INWESTOR OFIARĄ DOMNIEMANYCH INTERESÓW
Jednakże nie w każdej sprawie z taką sytuacją mamy do czynienia. Jeżeli bowiem jedyną stroną postępowania o pozwolenie na budowę jest inwestor i w związku z tym nikt oprócz niego nie może zaskarżyć decyzji o pozwoleniu na budowę do Wojewody, to wniosek takiego inwestora o wydanie zaświadczenia o ostateczności nie powinien spotykać się z odmową urzędu (z argumentacją, że terminy są wstrzymane).
WYPACZENIE PRAWA
Nie sposób bowiem czytać przepisów prawa w oderwaniu od ich celu dla jakiego zostały uchwalone.
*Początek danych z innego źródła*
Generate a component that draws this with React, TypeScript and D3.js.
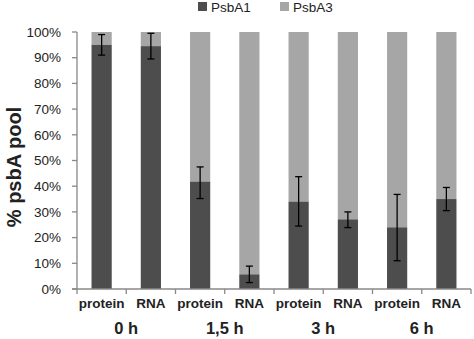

Jeżeli tym celem było zabezpieczenie interesów stron postępowania, a strona tj. inwestor jest usatysfakcjonowana z wydanej decyzji, to byłoby wypaczeniem prawa twierdzenie, iż nic się nie da zrobić w kwestii ostateczności, bo ustawa wstrzymała bieg terminów. Organ winien w tej sytuacji pozytywnie rozpatrzyć wniosek inwestora o nadanie klauzuli ostateczności, gdyż niczyje interesy nie są zagrożone – z wyjątkiem samego zainteresowanego, który z powodu braku klauzuli nie może rozpocząć inwestycji (gdyby rozpoczął naraziłby się ze strony nadzoru budowlanego na zarzut wykonywania robót budowlanych w warunkach samowoli budowlanej).
SPRZECZNE INTERESY W POSTĘPOWANIU O POZWOLENIE NA BUDOWĘ
Sprawa nieco inaczej wygląda w sytuacji, gdy w postępowaniu administracyjnym bierze udział więcej stron (nie tylko inwestor). Jeżeli interesy są sprzeczne, tj. strony oprotestowują inwestycję, to w takiej sytuacji nic się nie da zrobić. Organ nie może wydać klauzuli ostateczności decyzji o pozwoleniu na budowę, gdyż każda ze stron ma prawo złożyć odwołanie do Wojewody i musi mieć to prawo zapewnione. Po otrzymaniu decyzji nie musi składać odwołania w terminie 14 dni, gdyż terminy nie biegną. Dopiero po ich „odblokowaniu” każda ze stron będzie mogła skorzystać z tego prawa. Zatem jeżeli 15 maja 2020 roku wejdą w życie przepisy, które „odblokują” terminy w postępowaniach administracyjnych, to dopiero od tego terminu będzie biegł termin 14 dni na złożenie odwołania.
ZRZECZENIE SIĘ PRAWA DO ODWOŁANIA STRON POSTĘPOWANIA
Inaczej się sprawa ma ze stronami postępowania, które nic nie mają przeciwko inwestycji. Nie zamierzają brać czynnego udziału w postępowaniu, nie zamierzają składać odwołania od wydanej decyzji o pozwoleniu na budowę.
Wówczas jeżeli każda ze stron postępowania złoży oświadczenie do organu o zrzeczeniu się prawa do odwołania, to nie ma przeszkód prawnych, by organ wydał klauzulę ostateczności. W takiej sytuacji brak bowiem podstaw do twierdzenia, że czyjeś interesy są lub mogą być naruszone.
Za taką interpretacją przemawiają również ostatnie zmiany w prawie, które wskazują na sprawy administracyjne, które winny być rozstrzygane priorytetowo, do których zaliczono również sprawy dotyczące decyzji o pozwoleniu na budowę.